• [YOUR OBJECTIVE]:
Pull out every line from the listing that has the word "with".

• [SOURCE MATERIAL]:

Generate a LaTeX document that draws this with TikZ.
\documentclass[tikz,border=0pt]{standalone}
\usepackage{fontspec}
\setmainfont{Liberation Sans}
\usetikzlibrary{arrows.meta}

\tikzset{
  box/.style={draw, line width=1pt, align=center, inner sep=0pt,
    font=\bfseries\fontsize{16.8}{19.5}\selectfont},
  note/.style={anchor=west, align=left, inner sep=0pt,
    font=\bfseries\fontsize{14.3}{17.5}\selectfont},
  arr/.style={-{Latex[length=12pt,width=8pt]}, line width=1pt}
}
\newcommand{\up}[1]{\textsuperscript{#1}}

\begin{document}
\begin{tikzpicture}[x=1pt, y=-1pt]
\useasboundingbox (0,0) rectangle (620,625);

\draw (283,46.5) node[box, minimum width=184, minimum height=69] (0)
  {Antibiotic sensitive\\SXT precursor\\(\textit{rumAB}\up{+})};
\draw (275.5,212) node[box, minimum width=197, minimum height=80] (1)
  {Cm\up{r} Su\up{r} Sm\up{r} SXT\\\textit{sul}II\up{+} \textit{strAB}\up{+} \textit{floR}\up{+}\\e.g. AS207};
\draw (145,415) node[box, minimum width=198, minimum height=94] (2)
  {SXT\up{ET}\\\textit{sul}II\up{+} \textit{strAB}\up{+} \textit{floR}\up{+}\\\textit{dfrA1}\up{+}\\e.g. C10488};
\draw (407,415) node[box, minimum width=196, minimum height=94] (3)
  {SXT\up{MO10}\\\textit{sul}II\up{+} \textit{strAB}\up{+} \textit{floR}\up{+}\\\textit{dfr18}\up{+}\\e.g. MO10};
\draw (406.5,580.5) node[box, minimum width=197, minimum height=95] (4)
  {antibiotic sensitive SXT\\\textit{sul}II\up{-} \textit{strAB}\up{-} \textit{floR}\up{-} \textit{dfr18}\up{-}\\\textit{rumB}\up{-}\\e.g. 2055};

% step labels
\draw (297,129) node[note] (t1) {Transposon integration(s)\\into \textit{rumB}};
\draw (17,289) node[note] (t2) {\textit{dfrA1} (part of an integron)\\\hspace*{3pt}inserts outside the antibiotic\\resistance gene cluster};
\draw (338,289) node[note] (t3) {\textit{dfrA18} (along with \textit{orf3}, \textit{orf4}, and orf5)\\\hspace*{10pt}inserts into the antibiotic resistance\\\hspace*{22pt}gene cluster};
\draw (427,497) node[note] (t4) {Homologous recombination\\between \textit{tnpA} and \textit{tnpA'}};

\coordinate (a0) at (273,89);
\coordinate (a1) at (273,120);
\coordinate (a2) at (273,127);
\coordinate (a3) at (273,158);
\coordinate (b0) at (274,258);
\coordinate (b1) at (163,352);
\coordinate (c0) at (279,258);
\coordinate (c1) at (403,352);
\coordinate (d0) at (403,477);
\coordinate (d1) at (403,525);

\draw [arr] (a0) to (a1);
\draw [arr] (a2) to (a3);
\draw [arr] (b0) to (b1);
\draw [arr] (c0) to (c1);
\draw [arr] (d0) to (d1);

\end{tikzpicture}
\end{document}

* * *

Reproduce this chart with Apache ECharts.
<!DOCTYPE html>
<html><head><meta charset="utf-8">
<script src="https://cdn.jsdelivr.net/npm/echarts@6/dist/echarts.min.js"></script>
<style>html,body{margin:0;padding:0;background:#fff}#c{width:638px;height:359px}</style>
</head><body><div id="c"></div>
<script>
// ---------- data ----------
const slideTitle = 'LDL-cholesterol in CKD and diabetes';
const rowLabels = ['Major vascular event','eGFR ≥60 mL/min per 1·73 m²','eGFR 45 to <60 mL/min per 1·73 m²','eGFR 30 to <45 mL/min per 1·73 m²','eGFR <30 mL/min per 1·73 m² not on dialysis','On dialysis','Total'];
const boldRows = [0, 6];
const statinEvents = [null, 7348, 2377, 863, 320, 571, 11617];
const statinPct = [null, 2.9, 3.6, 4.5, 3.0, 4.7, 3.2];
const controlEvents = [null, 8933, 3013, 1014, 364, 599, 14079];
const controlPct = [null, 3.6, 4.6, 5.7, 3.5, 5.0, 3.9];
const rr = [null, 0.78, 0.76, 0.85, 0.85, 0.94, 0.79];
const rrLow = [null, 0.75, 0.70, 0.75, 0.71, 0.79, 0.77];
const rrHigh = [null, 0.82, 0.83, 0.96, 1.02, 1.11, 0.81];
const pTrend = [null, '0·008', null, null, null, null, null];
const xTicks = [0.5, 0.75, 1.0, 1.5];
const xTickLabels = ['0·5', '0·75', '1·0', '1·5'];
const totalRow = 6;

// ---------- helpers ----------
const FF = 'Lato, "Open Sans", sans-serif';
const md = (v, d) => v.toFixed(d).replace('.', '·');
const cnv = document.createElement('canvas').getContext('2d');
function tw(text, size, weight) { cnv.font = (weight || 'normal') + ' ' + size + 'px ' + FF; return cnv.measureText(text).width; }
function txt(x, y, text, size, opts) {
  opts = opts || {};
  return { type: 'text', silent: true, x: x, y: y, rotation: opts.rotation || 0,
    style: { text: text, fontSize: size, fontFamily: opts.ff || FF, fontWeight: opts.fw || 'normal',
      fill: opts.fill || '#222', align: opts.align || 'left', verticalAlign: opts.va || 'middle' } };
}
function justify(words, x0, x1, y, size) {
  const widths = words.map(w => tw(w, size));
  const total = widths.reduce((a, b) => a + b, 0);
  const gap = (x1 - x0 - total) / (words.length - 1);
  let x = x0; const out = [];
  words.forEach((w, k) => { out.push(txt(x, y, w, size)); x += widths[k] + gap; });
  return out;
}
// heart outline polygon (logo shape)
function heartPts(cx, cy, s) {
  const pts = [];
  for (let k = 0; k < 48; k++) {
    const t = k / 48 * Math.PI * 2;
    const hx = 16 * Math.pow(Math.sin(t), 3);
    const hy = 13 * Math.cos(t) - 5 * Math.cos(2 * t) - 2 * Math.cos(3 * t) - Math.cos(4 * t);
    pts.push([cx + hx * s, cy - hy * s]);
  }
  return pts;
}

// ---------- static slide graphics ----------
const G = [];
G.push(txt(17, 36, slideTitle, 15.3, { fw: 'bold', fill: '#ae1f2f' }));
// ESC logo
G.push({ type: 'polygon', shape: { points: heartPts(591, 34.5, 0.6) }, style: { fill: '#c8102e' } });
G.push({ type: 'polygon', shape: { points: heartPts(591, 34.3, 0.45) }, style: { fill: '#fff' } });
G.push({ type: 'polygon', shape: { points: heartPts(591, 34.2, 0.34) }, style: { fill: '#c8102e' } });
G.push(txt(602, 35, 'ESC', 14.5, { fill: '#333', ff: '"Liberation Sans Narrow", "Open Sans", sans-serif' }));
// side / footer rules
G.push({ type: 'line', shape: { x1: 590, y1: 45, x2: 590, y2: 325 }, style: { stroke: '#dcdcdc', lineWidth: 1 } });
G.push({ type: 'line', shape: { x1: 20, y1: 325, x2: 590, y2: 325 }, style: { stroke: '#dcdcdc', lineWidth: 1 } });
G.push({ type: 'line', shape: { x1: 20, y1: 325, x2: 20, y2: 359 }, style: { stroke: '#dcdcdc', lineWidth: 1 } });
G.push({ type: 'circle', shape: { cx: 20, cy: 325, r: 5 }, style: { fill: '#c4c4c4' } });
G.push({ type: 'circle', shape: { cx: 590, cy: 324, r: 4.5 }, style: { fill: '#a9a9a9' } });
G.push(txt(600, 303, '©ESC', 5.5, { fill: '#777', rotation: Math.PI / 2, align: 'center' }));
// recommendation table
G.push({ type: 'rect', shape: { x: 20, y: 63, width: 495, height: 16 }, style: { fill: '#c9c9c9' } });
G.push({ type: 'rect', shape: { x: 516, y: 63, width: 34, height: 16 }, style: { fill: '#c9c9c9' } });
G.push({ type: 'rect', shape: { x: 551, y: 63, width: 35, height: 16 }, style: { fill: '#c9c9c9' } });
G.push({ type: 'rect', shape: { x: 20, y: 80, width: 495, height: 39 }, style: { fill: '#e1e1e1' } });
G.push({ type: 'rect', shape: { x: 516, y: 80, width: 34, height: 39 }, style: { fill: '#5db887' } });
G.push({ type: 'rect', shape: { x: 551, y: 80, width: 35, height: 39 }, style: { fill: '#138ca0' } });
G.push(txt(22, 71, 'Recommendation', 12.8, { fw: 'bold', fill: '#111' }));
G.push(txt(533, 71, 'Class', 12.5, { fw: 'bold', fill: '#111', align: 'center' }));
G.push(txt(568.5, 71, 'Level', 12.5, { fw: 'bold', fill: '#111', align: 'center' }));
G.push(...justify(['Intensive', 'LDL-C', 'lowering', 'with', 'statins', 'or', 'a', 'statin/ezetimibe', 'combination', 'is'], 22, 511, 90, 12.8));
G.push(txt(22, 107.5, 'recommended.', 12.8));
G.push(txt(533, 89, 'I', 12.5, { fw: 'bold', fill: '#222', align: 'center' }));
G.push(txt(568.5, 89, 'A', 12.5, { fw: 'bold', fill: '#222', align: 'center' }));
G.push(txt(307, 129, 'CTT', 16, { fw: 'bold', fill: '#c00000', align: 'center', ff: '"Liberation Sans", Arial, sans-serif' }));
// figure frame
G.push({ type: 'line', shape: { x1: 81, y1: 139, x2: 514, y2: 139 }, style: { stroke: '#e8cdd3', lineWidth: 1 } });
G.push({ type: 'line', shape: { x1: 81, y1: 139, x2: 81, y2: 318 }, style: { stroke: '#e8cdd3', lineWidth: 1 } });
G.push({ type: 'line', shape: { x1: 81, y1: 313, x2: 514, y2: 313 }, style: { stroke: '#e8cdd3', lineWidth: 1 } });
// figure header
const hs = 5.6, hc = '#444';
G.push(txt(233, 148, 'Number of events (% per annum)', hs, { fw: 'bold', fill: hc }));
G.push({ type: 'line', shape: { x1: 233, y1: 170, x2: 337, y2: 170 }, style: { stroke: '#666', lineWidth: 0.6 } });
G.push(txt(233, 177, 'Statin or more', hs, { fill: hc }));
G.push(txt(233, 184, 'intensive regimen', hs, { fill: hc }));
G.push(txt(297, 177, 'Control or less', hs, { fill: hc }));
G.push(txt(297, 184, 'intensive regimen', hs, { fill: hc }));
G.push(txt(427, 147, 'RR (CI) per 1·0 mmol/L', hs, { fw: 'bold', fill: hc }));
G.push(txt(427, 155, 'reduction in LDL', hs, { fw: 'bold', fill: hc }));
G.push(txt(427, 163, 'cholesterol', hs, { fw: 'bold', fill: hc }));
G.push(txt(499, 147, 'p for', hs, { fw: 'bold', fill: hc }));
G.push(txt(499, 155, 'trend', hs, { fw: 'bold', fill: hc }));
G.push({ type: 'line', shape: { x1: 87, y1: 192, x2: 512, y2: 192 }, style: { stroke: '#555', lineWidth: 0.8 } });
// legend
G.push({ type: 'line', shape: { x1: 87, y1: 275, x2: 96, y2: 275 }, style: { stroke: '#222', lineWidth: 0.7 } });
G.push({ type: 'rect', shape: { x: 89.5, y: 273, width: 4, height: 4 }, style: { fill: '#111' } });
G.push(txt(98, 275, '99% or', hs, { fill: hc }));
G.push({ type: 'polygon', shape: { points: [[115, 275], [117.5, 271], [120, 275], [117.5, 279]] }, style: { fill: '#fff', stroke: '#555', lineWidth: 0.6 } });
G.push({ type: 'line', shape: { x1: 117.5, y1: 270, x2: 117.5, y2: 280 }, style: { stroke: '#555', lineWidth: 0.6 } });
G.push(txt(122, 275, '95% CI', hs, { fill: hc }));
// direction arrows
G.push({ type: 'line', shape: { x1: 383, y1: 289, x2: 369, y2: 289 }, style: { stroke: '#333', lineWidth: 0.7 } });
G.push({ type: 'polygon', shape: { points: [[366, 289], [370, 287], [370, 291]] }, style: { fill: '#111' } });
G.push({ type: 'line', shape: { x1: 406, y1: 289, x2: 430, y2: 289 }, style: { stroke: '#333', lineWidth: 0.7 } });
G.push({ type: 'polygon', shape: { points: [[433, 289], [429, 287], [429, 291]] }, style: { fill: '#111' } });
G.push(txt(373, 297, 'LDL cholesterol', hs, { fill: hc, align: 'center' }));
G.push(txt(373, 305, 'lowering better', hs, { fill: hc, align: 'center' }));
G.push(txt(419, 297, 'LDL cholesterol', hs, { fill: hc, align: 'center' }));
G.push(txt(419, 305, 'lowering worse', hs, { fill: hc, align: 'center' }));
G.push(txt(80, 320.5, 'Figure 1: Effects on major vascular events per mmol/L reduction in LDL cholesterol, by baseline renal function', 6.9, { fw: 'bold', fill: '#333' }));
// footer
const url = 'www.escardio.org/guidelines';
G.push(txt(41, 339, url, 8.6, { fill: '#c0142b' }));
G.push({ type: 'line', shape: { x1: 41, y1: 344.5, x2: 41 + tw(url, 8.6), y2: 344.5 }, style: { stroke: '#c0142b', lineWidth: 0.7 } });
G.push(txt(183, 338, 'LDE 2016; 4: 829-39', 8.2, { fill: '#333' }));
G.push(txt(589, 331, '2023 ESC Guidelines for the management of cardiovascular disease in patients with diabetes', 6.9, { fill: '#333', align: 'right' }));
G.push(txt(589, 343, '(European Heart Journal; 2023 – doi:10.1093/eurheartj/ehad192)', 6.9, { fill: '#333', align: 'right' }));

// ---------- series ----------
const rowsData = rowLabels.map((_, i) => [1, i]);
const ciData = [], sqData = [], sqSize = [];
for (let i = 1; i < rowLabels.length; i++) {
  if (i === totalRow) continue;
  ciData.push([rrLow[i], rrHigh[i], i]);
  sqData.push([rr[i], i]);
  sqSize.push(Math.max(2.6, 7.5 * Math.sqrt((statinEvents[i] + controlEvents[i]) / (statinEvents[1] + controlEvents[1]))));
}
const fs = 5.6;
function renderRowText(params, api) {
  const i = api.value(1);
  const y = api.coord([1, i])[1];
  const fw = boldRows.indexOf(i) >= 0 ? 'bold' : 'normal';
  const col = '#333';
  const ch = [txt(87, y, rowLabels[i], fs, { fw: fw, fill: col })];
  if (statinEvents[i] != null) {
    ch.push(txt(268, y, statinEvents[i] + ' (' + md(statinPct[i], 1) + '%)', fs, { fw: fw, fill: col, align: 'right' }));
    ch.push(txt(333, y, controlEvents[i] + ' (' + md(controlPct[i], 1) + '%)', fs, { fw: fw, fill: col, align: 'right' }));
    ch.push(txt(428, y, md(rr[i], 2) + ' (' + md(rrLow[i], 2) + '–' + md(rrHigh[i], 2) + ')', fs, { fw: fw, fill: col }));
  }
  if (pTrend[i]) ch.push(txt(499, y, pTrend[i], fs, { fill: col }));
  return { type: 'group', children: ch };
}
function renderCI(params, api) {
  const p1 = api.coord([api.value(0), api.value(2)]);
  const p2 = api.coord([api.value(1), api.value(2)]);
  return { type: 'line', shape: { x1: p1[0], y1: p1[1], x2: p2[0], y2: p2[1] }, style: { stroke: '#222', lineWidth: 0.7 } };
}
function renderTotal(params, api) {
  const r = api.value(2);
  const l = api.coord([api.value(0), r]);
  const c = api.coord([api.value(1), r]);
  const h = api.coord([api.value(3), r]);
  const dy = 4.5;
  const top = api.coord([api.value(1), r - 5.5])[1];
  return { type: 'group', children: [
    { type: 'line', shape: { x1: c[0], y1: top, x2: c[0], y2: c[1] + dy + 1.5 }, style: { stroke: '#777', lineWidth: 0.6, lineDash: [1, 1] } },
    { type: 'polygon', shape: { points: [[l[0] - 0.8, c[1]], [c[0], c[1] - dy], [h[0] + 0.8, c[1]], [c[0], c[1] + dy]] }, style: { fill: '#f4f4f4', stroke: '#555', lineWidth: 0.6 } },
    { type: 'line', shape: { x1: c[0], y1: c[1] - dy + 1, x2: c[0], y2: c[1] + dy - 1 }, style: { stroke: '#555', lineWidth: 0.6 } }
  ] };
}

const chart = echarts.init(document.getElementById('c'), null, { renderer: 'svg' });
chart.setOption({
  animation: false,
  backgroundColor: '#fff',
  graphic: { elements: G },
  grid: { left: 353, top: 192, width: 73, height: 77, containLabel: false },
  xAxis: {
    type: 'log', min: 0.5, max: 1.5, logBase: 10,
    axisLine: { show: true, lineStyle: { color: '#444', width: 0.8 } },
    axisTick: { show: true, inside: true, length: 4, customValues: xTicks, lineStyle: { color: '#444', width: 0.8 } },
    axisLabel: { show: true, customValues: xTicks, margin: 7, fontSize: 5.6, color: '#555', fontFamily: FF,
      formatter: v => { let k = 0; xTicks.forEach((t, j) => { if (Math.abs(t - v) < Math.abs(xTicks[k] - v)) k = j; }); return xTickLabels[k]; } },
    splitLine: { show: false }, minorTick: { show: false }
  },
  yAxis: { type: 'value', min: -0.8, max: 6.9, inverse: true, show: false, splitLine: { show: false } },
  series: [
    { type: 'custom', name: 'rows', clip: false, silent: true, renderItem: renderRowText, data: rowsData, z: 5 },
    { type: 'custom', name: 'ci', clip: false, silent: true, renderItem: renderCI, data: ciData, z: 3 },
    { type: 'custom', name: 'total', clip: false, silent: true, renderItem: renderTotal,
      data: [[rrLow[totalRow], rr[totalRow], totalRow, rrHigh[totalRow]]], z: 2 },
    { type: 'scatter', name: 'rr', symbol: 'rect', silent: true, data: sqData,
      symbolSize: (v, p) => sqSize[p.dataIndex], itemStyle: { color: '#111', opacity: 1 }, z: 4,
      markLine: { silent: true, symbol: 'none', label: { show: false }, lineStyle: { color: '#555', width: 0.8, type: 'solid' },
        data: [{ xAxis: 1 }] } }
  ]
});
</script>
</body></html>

• [EXERCISE ANSWER]:
Generate a LaTeX document that draws this with TikZ.
\draw (338,289) node[note] (t3) {\textit{dfrA18} (along with \textit{orf3}, \textit{orf4}, and orf5)\\\hspace*{10pt}inserts into the antibiotic resistance\\\hspace*{22pt}gene cluster};
Reproduce this chart with Apache ECharts.
G.push(...justify(['Intensive', 'LDL-C', 'lowering', 'with', 'statins', 'or', 'a', 'statin/ezetimibe', 'combination', 'is'], 22, 511, 90, 12.8));
G.push(txt(589, 331, '2023 ESC Guidelines for the management of cardiovascular disease in patients with diabetes', 6.9, { fill: '#333', align: 'right' }));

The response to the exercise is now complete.